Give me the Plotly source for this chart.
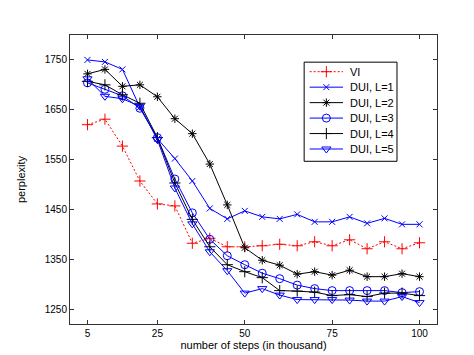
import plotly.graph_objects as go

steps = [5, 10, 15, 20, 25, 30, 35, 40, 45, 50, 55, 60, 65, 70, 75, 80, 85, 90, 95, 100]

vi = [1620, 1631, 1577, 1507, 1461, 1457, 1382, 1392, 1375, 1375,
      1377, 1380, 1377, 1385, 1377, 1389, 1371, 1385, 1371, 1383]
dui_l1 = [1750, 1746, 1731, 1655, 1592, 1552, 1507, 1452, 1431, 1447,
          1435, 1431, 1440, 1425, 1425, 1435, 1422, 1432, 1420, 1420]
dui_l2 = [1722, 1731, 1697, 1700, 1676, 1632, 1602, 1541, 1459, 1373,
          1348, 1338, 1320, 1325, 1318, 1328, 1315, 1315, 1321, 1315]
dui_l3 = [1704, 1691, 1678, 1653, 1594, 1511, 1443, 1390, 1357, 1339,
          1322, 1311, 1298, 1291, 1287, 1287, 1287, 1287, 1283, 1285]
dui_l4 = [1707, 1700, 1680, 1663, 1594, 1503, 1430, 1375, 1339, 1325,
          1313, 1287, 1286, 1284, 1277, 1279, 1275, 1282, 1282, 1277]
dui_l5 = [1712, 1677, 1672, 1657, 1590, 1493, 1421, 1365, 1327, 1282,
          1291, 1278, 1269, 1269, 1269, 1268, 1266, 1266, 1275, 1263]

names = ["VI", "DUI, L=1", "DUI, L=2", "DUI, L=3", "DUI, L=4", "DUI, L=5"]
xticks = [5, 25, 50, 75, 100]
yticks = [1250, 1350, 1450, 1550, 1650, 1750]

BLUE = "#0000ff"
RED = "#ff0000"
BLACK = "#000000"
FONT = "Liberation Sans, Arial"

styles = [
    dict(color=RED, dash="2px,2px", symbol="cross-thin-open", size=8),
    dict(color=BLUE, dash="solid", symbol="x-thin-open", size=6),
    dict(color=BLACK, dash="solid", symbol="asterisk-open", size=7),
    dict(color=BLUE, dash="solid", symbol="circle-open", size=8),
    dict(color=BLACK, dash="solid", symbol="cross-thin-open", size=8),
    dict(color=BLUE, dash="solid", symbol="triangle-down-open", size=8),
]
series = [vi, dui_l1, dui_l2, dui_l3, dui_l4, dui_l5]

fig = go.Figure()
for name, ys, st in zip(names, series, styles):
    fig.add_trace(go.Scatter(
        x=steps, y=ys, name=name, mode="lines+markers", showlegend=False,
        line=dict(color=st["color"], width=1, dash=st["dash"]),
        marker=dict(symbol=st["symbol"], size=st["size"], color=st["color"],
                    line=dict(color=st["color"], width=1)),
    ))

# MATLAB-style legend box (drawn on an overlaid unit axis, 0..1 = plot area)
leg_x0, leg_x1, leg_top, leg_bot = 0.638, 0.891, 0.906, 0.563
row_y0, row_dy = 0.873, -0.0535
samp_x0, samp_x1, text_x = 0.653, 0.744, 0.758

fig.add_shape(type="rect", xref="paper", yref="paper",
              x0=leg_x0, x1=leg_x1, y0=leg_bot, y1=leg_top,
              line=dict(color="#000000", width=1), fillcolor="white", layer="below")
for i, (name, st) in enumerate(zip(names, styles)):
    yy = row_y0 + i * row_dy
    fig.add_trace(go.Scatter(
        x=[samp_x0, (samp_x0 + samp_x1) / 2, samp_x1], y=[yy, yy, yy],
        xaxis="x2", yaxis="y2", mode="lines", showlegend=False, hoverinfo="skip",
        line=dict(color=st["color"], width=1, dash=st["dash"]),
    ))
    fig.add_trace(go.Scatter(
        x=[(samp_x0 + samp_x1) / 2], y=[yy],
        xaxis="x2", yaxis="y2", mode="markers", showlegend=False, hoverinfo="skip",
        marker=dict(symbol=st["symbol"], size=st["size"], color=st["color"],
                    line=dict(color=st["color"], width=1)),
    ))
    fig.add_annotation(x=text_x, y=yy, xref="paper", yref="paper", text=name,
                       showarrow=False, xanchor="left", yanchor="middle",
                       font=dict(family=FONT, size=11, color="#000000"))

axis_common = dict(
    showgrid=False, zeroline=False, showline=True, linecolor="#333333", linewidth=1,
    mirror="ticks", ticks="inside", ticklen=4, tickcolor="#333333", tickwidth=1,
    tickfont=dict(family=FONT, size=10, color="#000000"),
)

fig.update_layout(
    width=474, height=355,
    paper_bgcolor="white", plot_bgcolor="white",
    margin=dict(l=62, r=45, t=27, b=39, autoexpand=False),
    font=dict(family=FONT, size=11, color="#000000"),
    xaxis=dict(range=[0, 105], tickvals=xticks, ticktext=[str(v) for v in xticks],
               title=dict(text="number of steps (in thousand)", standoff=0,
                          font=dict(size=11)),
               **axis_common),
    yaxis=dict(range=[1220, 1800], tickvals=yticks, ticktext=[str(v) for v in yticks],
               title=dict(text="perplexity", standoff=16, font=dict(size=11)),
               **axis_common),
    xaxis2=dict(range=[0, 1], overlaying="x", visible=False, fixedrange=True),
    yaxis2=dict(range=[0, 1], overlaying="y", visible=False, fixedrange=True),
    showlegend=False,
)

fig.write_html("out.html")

• EXERCISE REQUIREMENTS: Exactly reproduce the run of lines from the start of the listing through the line with "90, 95, 100]", inclusive; pictures are not copied.

• THE OUTPUT:
Give me the Plotly source for this chart.
import plotly.graph_objects as go

steps = [5, 10, 15, 20, 25, 30, 35, 40, 45, 50, 55, 60, 65, 70, 75, 80, 85, 90, 95, 100]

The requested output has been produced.